Last week I had the pleasure of spending half a day with the senior architects of one of the leading infrastructure software vendors. They are looking into embedding our product as a caching solution (aka Data Grid) for their next generation product lines. When we went through the list of requirements with the different architects of each group, they describe their needs as follows:
- We need a generic clustering model that will enable our servers to share state in-memory so that they will look and behave as one single cluster to the applications using them.
- We need hot fail-over of our servers without persisting the data to disk
- We need to achieve true linear scalability
- We need to scale over a WAN between multiple sites.
- We need to have the ability to receive notifications when changes occur in the cluster
In addition, they said they need a flavor of the solution bundled as part of their stack to enable user applications written on their platform to leverage that same cluster to maintain application high availability and scalability in a consistent way with their servers.
As the conversation progressed, it was clear that they are looking for something much bigger than what they originally said (a caching, or Data Grid, solution). They where actually looking for a solution that will address the middleware and the application scalability in a consistent way.
I had similar discussions last week with a different company, this one building a global order book application. When we started talking a couple of months ago, they initially described their requirements as a simple caching solution to improve performance.
A few weeks later they had another realization: It needs to work well over a WAN to reduce the network latency associated with accessing shared data between their geographically distributed applications.
And just recently they came to another realization: “We also need to make sure that our entire application is highly available and scalable, and is consistent with the high availability and scalability of our data”.
They were now open to move away from their proprietary infrastructure that they had developed in-house because they came to the conclusion that:
- Their existing implementation is a bottleneck because it doesn’t scale well. The original design was based on a passive-active approach, and relied on database clustering as the way to achieve high-availability. Obviously, the performance of such an approach is limited by they underlying database. This problem gets worse when you add scaling requirements.
- It’s not part of their core business. They realized that they spent a disproportionately large part of their time and money building infrastructure rather than building unique features that will add value to their customers.
As with the software vendor I described above, they started with the assumption that they had a bottleneck in their data-tier, and that the solution is caching/data grid. As they developed a deeper understanding of the issue, it turned out to be an architecture bottleneck, which led them to look at a more complete middleware solution that will address those various needs.
This week in Las Vegas I had a chance to meet one of the biggest casino companies, which also follows a very similar pattern.

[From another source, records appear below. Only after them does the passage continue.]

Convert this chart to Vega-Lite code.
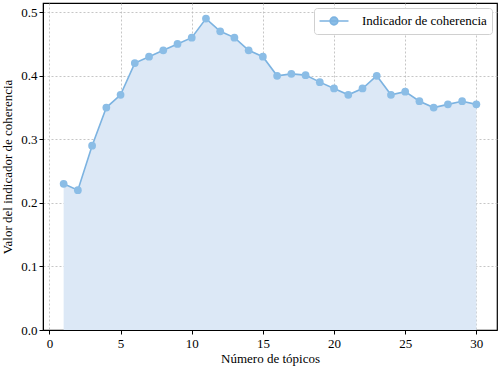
{
  "$schema": "https://vega.github.io/schema/vega-lite/v6.json",
  "width": 454,
  "height": 327,
  "autosize": {"type": "none"},
  "padding": {"left": 43, "top": 3, "right": 3, "bottom": 38},
  "background": "white",
  "config": {
    "font": "Liberation Serif",
    "view": {"stroke": "black", "strokeWidth": 1.2},
    "axis": {
      "labelFont": "Liberation Serif",
      "titleFont": "Liberation Serif",
      "labelFontSize": 13,
      "titleFontSize": 13,
      "titleFontWeight": "normal",
      "labelColor": "black",
      "titleColor": "black",
      "domainColor": "black",
      "tickColor": "black",
      "tickSize": 4,
      "gridColor": "#b8b8b8",
      "gridDash": [2, 2],
      "gridWidth": 0.8
    }
  },
  "data": {
    "values": [
      {"k": 1, "v": 0.23}, {"k": 2, "v": 0.22}, {"k": 3, "v": 0.29}, {"k": 4, "v": 0.35},
      {"k": 5, "v": 0.37}, {"k": 6, "v": 0.42}, {"k": 7, "v": 0.43}, {"k": 8, "v": 0.44},
      {"k": 9, "v": 0.45}, {"k": 10, "v": 0.46}, {"k": 11, "v": 0.49}, {"k": 12, "v": 0.47},
      {"k": 13, "v": 0.46}, {"k": 14, "v": 0.44}, {"k": 15, "v": 0.43}, {"k": 16, "v": 0.40},
      {"k": 17, "v": 0.403}, {"k": 18, "v": 0.401}, {"k": 19, "v": 0.39}, {"k": 20, "v": 0.38},
      {"k": 21, "v": 0.37}, {"k": 22, "v": 0.38}, {"k": 23, "v": 0.40}, {"k": 24, "v": 0.37},
      {"k": 25, "v": 0.375}, {"k": 26, "v": 0.36}, {"k": 27, "v": 0.35}, {"k": 28, "v": 0.355},
      {"k": 29, "v": 0.36}, {"k": 30, "v": 0.355}
    ]
  },
  "encoding": {
    "x": {
      "field": "k", "type": "quantitative",
      "scale": {"domain": [-0.45, 31.45], "nice": false, "zero": false},
      "axis": {"values": [0, 5, 10, 15, 20, 25, 30], "title": "Número de tópicos", "titlePadding": 2, "labelPadding": 3}
    },
    "y": {
      "field": "v", "type": "quantitative",
      "scale": {"domain": [0, 0.5145], "nice": false},
      "axis": {"values": [0, 0.1, 0.2, 0.3, 0.4, 0.5], "format": ".1f", "title": "Valor del indicador de coherencia", "titlePadding": 6}
    }
  },
  "layer": [
    {"mark": {"type": "area", "color": "#dce8f6", "opacity": 1}},
    {
      "mark": {"type": "line", "strokeWidth": 1.6},
      "encoding": {
        "color": {
          "datum": "Indicador de coherencia",
          "scale": {"range": ["#7cb3e1"]},
          "legend": {
            "title": null,
            "orient": "top-right",
            "offset": 5,
            "padding": 5,
            "strokeColor": "#d0d0d0",
            "fillColor": "white",
            "cornerRadius": 3,
            "labelFont": "Liberation Serif",
            "labelFontSize": 13,
            "labelColor": "black",
            "symbolType": "M-2.07,0H2.07M-0.55,0A0.55,0.55 0 1,0 0.55,0A0.55,0.55 0 1,0 -0.55,0Z",
            "symbolSize": 196,
            "symbolOffset": 7,
            "symbolFillColor": "#8bbde6",
            "symbolStrokeColor": "#7cb3e1",
            "symbolStrokeWidth": 1.6,
            "labelOffset": 20
          }
        }
      }
    },
    {"mark": {"type": "point", "filled": true, "size": 60, "color": "#8bbde6", "opacity": 1}}
  ]
}
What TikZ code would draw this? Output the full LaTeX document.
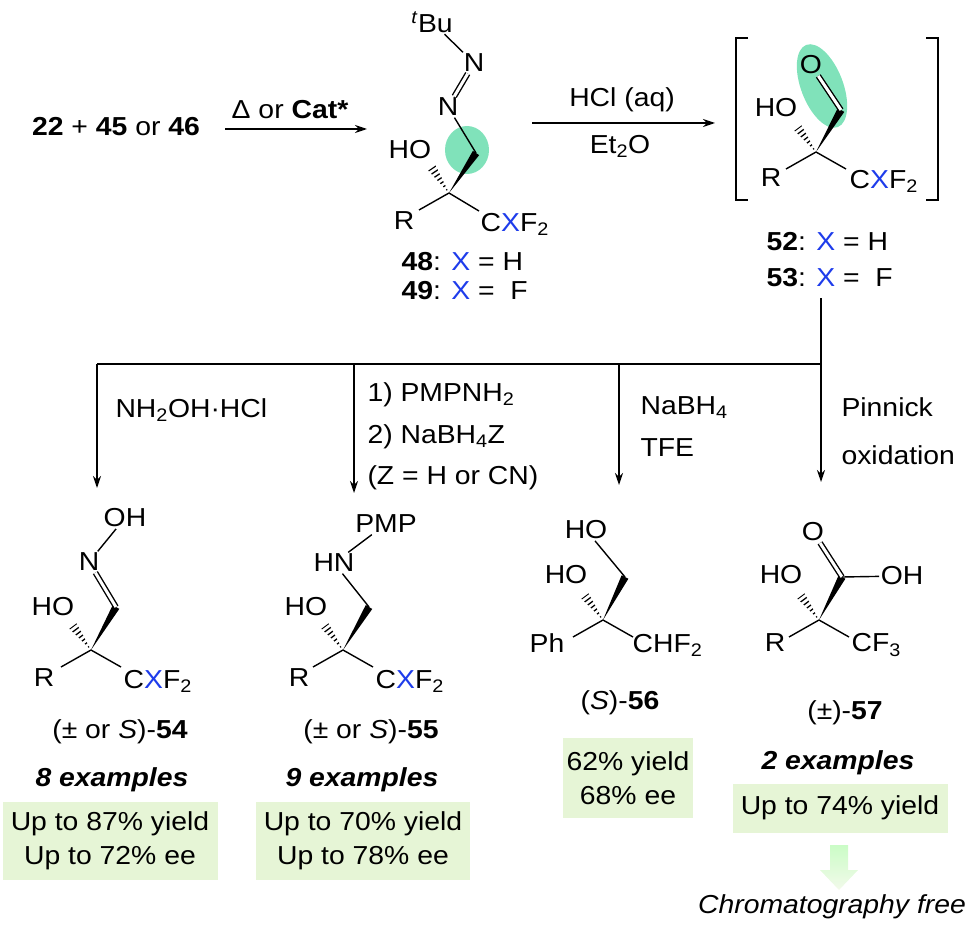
\documentclass[tikz,border=0pt]{standalone}
\usepackage{fontspec}
\setmainfont[FakeStretch=1.09]{Liberation Sans}
\usetikzlibrary{calc,arrows.meta}
\definecolor{xblue}{RGB}{30,60,235}
\definecolor{mint}{RGB}{128,226,186}
\definecolor{boxg}{RGB}{230,245,214}
\newcommand\hashb[2]{\begin{scope}\clip (#1) -- ($(#2)!4.5pt!90:(#1)$) -- ($(#2)!4.5pt!-90:(#1)$) -- cycle;
 \draw[line width=12pt,dash pattern=on 1.3pt off 3pt,dash phase=1pt] (#1) -- (#2);\end{scope}}
\newcommand\wedgeb[2]{\fill (#1) -- ($(#2)!3.8pt!90:(#1)$) -- ($(#2)!3.8pt!-90:(#1)$) -- cycle;}
\newcommand\X{\textcolor{xblue}{X}}
\newcommand\sbs[1]{\textsubscript{#1}}
\begin{document}
\begin{tikzpicture}[x=1pt,y=-1pt,font=\fontsize{26}{31}\selectfont,
  bd/.style={line width=1.4pt},
  ar/.style={line width=1.4pt,-{Stealth[length=12pt,width=8pt]}},
  lb/.style={inner sep=1.5pt},
  gbox/.style={fill=boxg,align=center,inner sep=4pt}]
\useasboundingbox (0,0) rectangle (972,928);
% top left
\node (start) at (116,127) {\textbf{22} + \textbf{45} or \textbf{46}};
\coordinate (a1s) at (225,129); \coordinate (a1e) at (367,129);
\draw[ar] (a1s) -- (a1e);
\node (cond1) at (290,110) {Δ or \textbf{Cat*}};
% molecule 48
\fill[mint] (467,150) ellipse (22 and 24);
\coordinate (C48) at (449,193);
\coordinate (T48) at (476,153);
\coordinate (H48) at (432,168);
\coordinate (R48e) at (419,210);
\coordinate (X48e) at (479,211);
\node[lb] (HO48) at (410,150) {HO};
\node[lb] (N1) at (448,107) {N};
\node[lb] (N2) at (474,63) {N};
\node[lb] (tBu) at (432,22) {\textsuperscript{\textit{t}}Bu};
\node[lb] (R48) at (404,221) {R};
\node[lb,anchor=west] (CX48) at (479,224) {C\X F\sbs{2}};
\hashb{C48}{H48}
\wedgeb{C48}{T48}
\draw[bd] (T48) -- (N1);
\draw[bd,double distance=3pt] (N1) -- (N2);
\draw[bd] (N2) -- (tBu);
\draw[bd] (C48) -- (R48e);
\draw[bd] (C48) -- (X48e);
\node[anchor=west] (l48) at (398,262) {\textbf{48}: \X{} = H};
\node[anchor=west] (l49) at (398,291) {\textbf{49}: \X{} = \ F};
% arrow 2
\coordinate (a2s) at (532,123); \coordinate (a2e) at (715,123);
\draw[ar] (a2s) -- (a2e);
\node (cond2a) at (622,100) {HCl (aq)};
\node (cond2b) at (620,146) {Et\sbs{2}O};
% molecule 52
\fill[mint,rotate around={21:(822,86)}] (822,86) ellipse (21 and 44);
\coordinate (C52) at (816,152);
\coordinate (T52) at (841,110);
\coordinate (H52) at (798,128);
\coordinate (R52e) at (786,169);
\coordinate (X52e) at (846,169);
\node[lb] (HO52) at (776,108) {HO};
\node[lb] (O52) at (811,65) {O};
\node[lb] (R52) at (771,178) {R};
\node[lb,anchor=west] (CX52) at (848,181) {C\X F\sbs{2}};
\hashb{C52}{H52}
\wedgeb{C52}{T52}
\draw[bd,double distance=3pt] (T52) -- (O52);
\draw[bd] (C52) -- (R52e);
\draw[bd] (C52) -- (X52e);
\draw[bd] (748,38) -- (736,38) -- (736,200) -- (748,200);
\draw[bd] (926,38) -- (938,38) -- (938,200) -- (926,200);
\node[anchor=west] (l52) at (763,242) {\textbf{52}: \X{} = H};
\node[anchor=west] (l53) at (763,278) {\textbf{53}: \X{} = \ F};
% branching
\coordinate (bt) at (821,298); \coordinate (bj) at (821,364);
\coordinate (b1) at (97,364); \coordinate (b2) at (354,364); \coordinate (b3) at (619,364);
\coordinate (e1) at (97,488); \coordinate (e2) at (354,493); \coordinate (e3) at (619,485); \coordinate (e4) at (821,482);
\draw[bd] (bt) -- (bj) -- (b1);
\draw[ar] (b1) -- (e1); \draw[ar] (b2) -- (e2); \draw[ar] (b3) -- (e3); \draw[ar] (bj) -- (e4);
\node[anchor=west] (c1) at (112,410) {NH\sbs{2}OH·HCl};
\node[anchor=west] (c2a) at (364,395) {1) PMPNH\sbs{2}};
\node[anchor=west] (c2b) at (364,437) {2) NaBH\sbs{4}Z};
\node[anchor=west] (c2c) at (364,478) {(Z = H or CN)};
\node[anchor=west] (c3a) at (637,408) {NaBH\sbs{4}};
\node[anchor=west] (c3b) at (637,448) {TFE};
\node[anchor=west] (c4a) at (838,407) {Pinnick};
\node[anchor=west] (c4b) at (838,455) {oxidation};
% 54
\coordinate (C54) at (91,650); \coordinate (T54) at (116,607); \coordinate (H54) at (73,626);
\coordinate (R54e) at (61,667); \coordinate (X54e) at (121,667);
\node[lb] (HO54) at (53,607) {HO};
\node[lb] (N54) at (89,562) {N};
\node[lb] (OH54) at (125,518) {OH};
\node[lb] (R54) at (44,678) {R};
\node[lb,anchor=west] (CX54) at (122,681) {C\X F\sbs{2}};
\hashb{C54}{H54}\wedgeb{C54}{T54}
\draw[bd,double distance=3pt] (T54) -- (N54);
\draw[bd] (N54) -- (OH54);
\draw[bd] (C54) -- (R54e); \draw[bd] (C54) -- (X54e);
\node (l54) at (120,732) {(± or \textit{S})-\textbf{54}};
\node (x54) at (112,780) {\textbf{\textit{8 examples}}};
\node[gbox,minimum width=215pt,minimum height=78pt] (y54) at (110,841) {Up to 87\% yield\\[3pt]Up to 72\% ee};
% 55
\coordinate (C55) at (343,650); \coordinate (T55) at (369,607); \coordinate (H55) at (325,626);
\coordinate (R55e) at (313,667); \coordinate (X55e) at (373,667);
\node[lb] (HO55) at (306,607) {HO};
\node[lb] (HN55) at (334,563) {HN};
\node[lb] (PMP55) at (386,524) {PMP};
\node[lb] (R55) at (299,678) {R};
\node[lb,anchor=west] (CX55) at (374,681) {C\X F\sbs{2}};
\hashb{C55}{H55}\wedgeb{C55}{T55}
\draw[bd] (T55) -- (HN55);
\draw[bd] (HN55) -- (PMP55);
\draw[bd] (C55) -- (R55e); \draw[bd] (C55) -- (X55e);
\node (l55) at (371,732) {(± or \textit{S})-\textbf{55}};
\node (x55) at (362,780) {\textbf{\textit{9 examples}}};
\node[gbox,minimum width=214pt,minimum height=78pt] (y55) at (363,841) {Up to 70\% yield\\[3pt]Up to 78\% ee};
% 56
\coordinate (C56) at (603,620); \coordinate (T56) at (625,577); \coordinate (H56) at (585,596);
\coordinate (R56e) at (573,637); \coordinate (X56e) at (633,637);
\node[lb] (HO56) at (566,575) {HO};
\node[lb] (HOt56) at (586,530) {HO};
\node[lb] (Ph56) at (547,643) {Ph};
\node[lb,anchor=west] (CX56) at (631,645) {CHF\sbs{2}};
\hashb{C56}{H56}\wedgeb{C56}{T56}
\draw[bd] (T56) -- (HOt56);
\draw[bd] (C56) -- (R56e); \draw[bd] (C56) -- (X56e);
\node (l56) at (620,703) {(\textit{S})-\textbf{56}};
\node[gbox,minimum width=128pt,minimum height=80pt] (y56) at (628,778) {62\% yield\\[3pt]68\% ee};
% 57
\coordinate (C57) at (819,620); \coordinate (T57) at (842,577); \coordinate (H57) at (801,596);
\coordinate (R57e) at (789,637); \coordinate (X57e) at (849,637);
\node[lb] (HO57) at (781,575) {HO};
\node[lb] (O57) at (813,532) {O};
\node[lb] (OH57) at (902,576) {OH};
\node[lb] (R57) at (775,643) {R};
\node[lb,anchor=west] (CF57) at (850,645) {CF\sbs{3}};
\hashb{C57}{H57}\wedgeb{C57}{T57}
\draw[bd,double distance=3pt] (T57) -- (O57);
\draw[bd] (T57) -- (OH57);
\draw[bd] (C57) -- (R57e); \draw[bd] (C57) -- (X57e);
\node (l57) at (845,713) {(±)-\textbf{57}};
\node (x57) at (838,763) {\textbf{\textit{2 examples}}};
\node[gbox,minimum width=215pt,minimum height=49pt] (y57) at (840,808) {Up to 74\% yield};
\shade[top color=boxg!60!green!45!white,bottom color=boxg!50!white] (830,845) -- (848,845) -- (848,870) -- (858,870) -- (839,890) -- (820,870) -- (830,870) -- cycle;
\node (chrom) at (832,907) {\textit{Chromatography free}};
\end{tikzpicture}
\end{document}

They started an evaluation of our software as a way to improve the latency of their online ordering system. After they conducted a benchmark with GigaSpaces, they achieved 20 times performance improvement in the response time of their existing application, and not surprisingly, seemed to be very happy with those results.
When we got together to discuss the results of the PoC they described the challenges of their application in the following way:
We want to move from a monolithic server approach to a service-oriented approach, but we’re facing lots of complexity due to the amount of moving parts. It is also very hard to achieve reliability in such an environment, where so many components are flying around the network.
One of their big concerns was the reliability of their online systems and the complexity associated with maintaining them with the existing SOA approach. Once again, we started by solving the data bottleneck but very quickly got the point where we were looking at their entire architecture and realized that the requirements are much broader: scalability, latency, reliability, and reducing the complexity of their entire application, not just the data-tier.
These requirements are very closely related to each other, as in many cases what drives the complexity is the way one handles scalability. In their case, they realized that SOA is the right approach to achieve scalability, but as we wll know, SOA is just a concept and not a solution on its own. Most of the existing SOA solutions tend to make things even more complex in the way they handle the distribution of the service because of the fact that they ignore the realization that services are stateful and that breaking your application into network components may address the separation of concerns, but introduces a whole set of other issues related to how those service components maintain their state and communicate without adding performance overhead, complexity and reliability due the increase of moving parts in the network.
These are only three examples from the past week that I was involved with!
So to answer the question “When do you need more then just a Data Grid?”
The answer is simple – once you realize that you need to deal with scaling, performance and reliability of your entire application not just of your data.
While Application Servers should have provided a solution to those challenges, most of the existing J2EE-based implementations are still lagging behind. One of the challenges that we are addressing today with a combination of Spring and Space Based Architecture is to create a light weight and simple application server stack that will fulfill that promise.